**WORK TO BE COMPLETED**
Starting at the top of the listing, extract every line up to and including the one with "from bokeh.resources import INLINE". Pictures stay out of the copy.

**INFORMATION SHOWN**

(begin)

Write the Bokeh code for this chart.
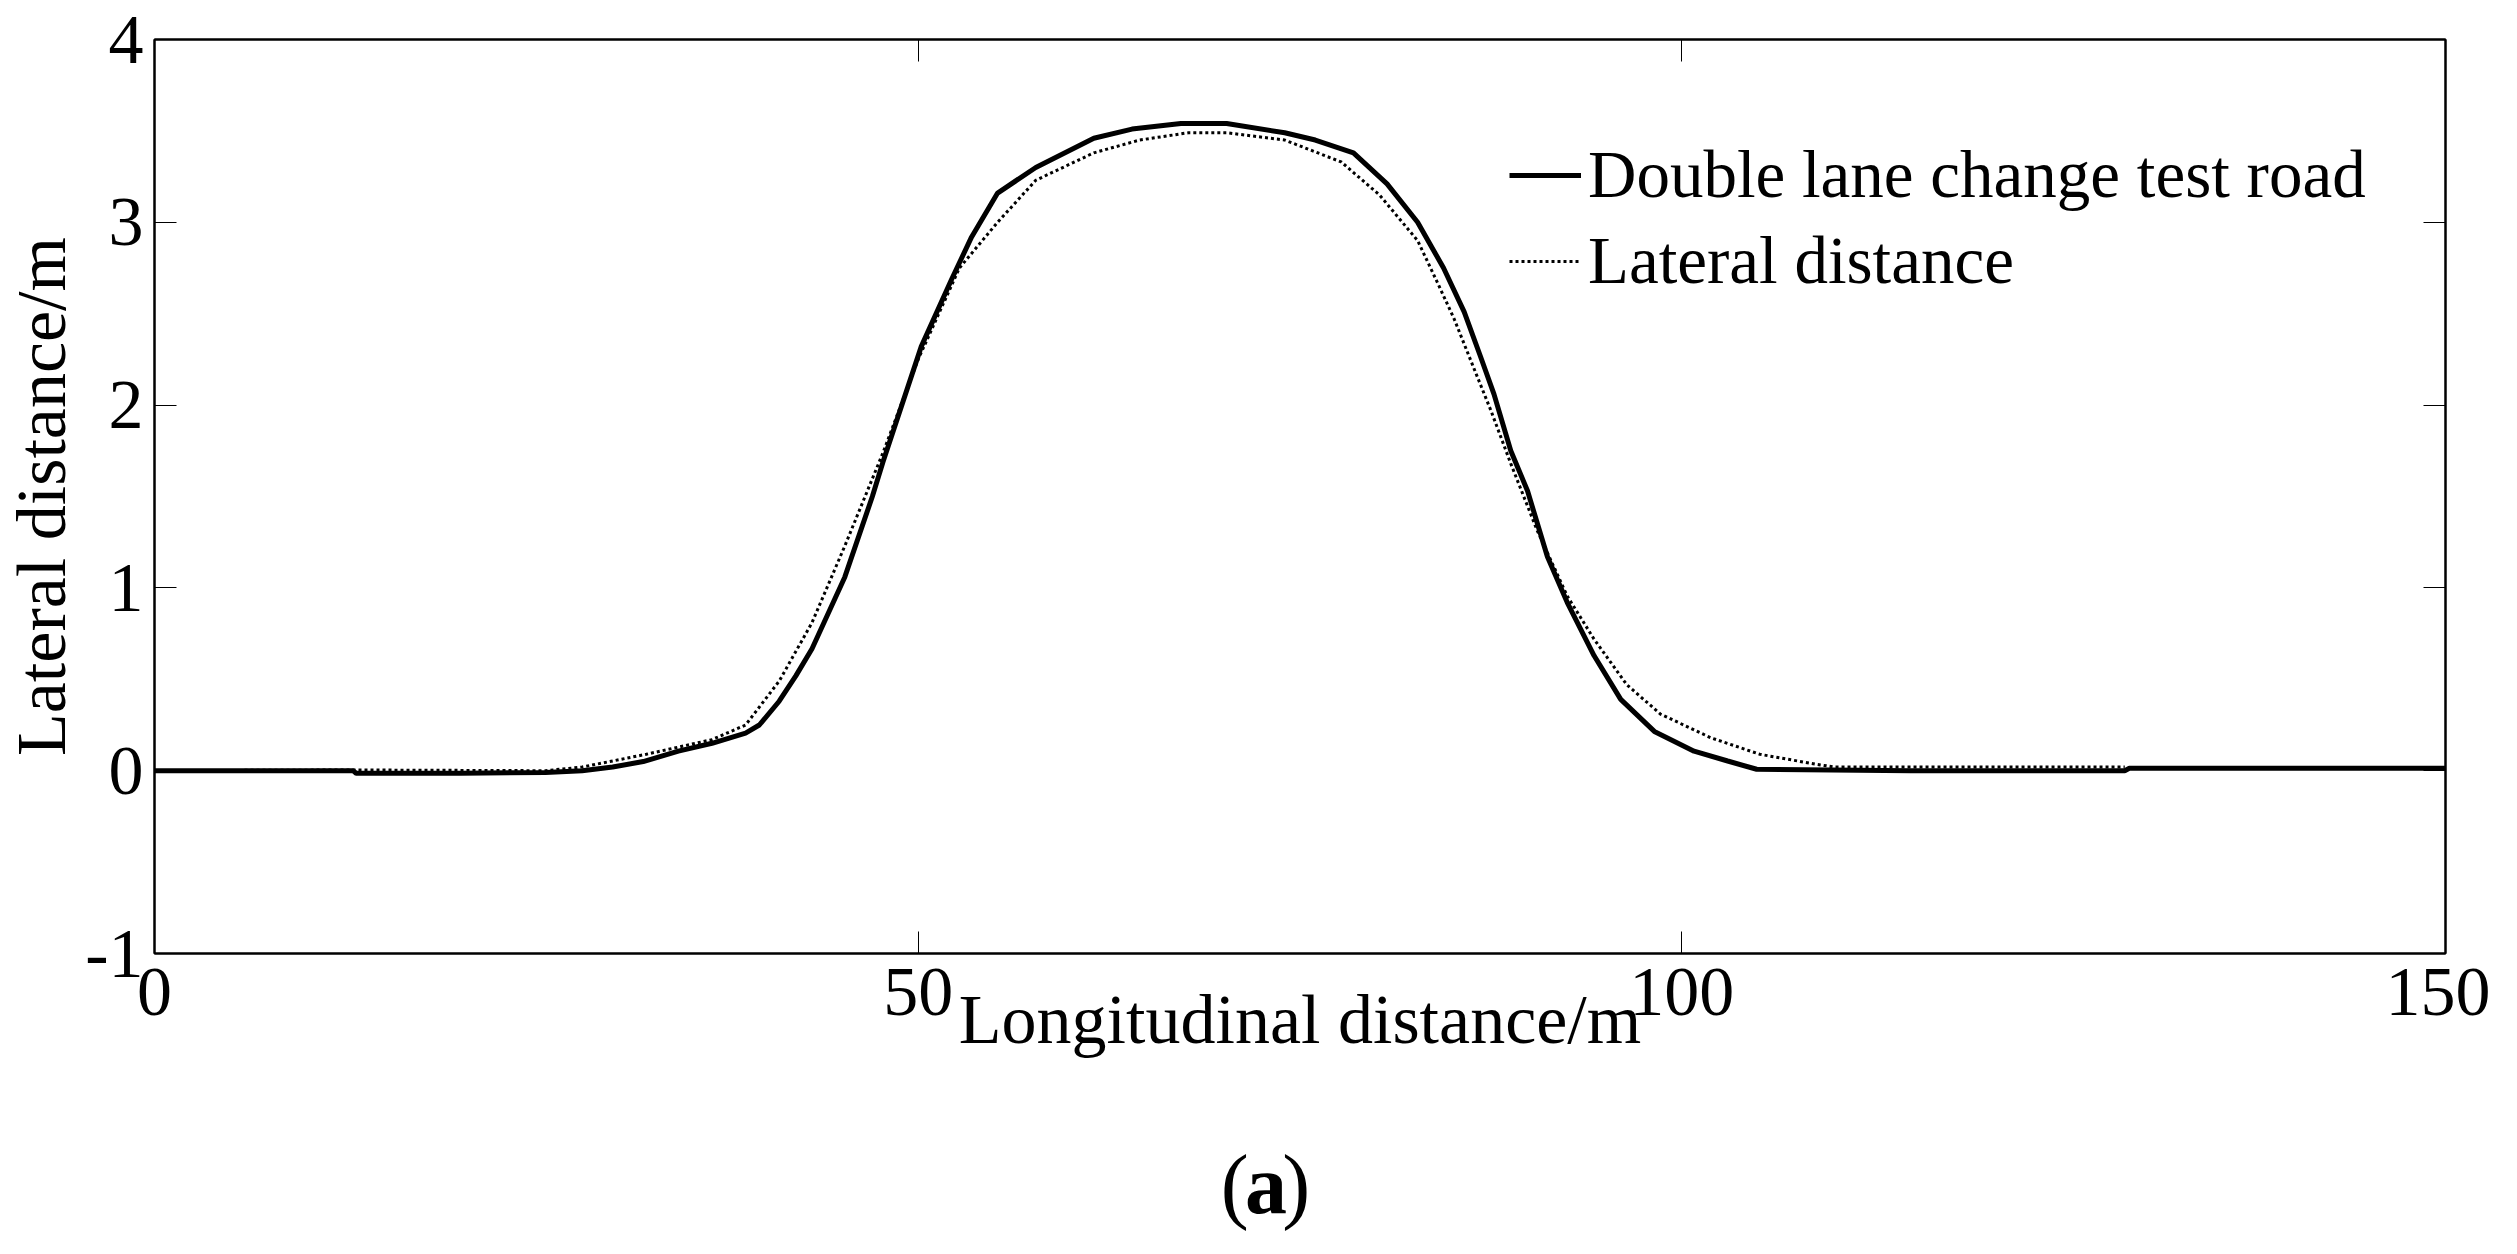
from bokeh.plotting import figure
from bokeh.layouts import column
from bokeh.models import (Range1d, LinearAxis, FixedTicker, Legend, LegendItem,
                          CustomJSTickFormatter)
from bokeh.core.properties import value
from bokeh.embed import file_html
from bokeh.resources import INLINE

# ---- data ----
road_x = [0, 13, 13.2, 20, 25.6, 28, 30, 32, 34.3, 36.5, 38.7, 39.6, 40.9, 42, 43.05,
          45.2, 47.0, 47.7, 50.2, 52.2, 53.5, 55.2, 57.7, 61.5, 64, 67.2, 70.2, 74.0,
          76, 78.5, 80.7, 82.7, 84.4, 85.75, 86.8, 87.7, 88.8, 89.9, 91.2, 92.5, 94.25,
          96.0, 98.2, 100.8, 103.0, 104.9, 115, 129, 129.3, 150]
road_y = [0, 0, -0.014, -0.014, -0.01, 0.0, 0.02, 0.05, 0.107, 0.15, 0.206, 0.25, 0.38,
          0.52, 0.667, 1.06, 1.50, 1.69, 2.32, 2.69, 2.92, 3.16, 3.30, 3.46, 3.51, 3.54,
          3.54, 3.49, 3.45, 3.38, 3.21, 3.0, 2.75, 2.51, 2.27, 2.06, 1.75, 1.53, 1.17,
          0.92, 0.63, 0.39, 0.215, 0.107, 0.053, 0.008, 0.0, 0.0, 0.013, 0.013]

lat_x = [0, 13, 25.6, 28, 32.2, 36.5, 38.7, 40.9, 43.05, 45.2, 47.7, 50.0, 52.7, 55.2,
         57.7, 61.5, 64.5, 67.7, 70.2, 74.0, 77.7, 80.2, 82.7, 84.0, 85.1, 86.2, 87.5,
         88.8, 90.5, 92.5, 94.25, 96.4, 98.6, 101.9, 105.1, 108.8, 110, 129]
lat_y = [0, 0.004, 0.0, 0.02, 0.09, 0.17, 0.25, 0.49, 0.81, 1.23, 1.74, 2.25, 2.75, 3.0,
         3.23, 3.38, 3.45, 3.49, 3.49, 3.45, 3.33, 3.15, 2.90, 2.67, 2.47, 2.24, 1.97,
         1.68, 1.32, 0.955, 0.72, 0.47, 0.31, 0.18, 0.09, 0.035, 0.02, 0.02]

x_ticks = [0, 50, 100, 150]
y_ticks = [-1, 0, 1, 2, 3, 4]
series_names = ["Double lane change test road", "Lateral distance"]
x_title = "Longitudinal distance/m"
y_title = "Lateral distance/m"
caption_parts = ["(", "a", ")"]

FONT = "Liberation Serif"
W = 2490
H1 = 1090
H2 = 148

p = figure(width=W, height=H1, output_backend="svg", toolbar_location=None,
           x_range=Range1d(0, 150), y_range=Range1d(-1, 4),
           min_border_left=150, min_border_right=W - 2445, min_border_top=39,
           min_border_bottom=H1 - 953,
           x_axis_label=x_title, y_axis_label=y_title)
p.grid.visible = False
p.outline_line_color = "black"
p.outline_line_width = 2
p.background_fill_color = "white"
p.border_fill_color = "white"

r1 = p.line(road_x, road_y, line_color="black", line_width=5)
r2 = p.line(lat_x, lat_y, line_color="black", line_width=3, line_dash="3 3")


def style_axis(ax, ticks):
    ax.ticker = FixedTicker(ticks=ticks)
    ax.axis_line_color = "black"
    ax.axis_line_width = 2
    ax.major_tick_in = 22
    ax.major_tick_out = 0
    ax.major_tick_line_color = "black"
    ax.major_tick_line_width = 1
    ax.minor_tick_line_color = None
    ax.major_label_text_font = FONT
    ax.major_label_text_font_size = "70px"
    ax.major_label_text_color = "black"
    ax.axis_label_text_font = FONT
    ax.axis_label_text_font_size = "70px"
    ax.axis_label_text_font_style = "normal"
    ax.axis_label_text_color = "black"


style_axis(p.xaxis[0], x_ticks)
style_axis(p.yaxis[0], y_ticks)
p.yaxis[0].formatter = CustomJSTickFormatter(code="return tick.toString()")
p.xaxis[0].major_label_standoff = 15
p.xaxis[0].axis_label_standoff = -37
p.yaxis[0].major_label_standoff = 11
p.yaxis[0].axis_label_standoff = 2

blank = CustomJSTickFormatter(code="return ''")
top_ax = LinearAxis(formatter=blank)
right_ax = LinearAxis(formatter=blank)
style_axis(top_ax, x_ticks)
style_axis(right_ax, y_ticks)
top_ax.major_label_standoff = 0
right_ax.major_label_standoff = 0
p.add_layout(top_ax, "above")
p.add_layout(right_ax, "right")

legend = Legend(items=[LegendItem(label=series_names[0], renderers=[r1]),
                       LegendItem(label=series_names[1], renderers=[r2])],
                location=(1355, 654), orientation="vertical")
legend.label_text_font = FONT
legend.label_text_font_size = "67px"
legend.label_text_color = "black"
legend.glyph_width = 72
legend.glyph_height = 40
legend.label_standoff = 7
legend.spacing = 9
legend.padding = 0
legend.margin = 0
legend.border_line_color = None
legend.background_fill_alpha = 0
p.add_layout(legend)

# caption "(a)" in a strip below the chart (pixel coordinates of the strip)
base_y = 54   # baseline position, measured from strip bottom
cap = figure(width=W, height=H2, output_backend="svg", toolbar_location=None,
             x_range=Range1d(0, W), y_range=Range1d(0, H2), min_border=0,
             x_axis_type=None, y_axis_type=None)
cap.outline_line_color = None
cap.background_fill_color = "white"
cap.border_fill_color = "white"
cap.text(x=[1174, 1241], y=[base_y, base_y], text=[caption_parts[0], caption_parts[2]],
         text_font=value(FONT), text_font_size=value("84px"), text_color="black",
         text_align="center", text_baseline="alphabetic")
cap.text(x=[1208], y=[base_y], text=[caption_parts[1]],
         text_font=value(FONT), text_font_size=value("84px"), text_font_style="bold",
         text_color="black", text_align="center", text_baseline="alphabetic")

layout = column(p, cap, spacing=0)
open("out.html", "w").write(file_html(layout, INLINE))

(end)

**FINAL RESULT**
Write the Bokeh code for this chart.
from bokeh.plotting import figure
from bokeh.layouts import column
from bokeh.models import (Range1d, LinearAxis, FixedTicker, Legend, LegendItem,
                          CustomJSTickFormatter)
from bokeh.core.properties import value
from bokeh.embed import file_html
from bokeh.resources import INLINE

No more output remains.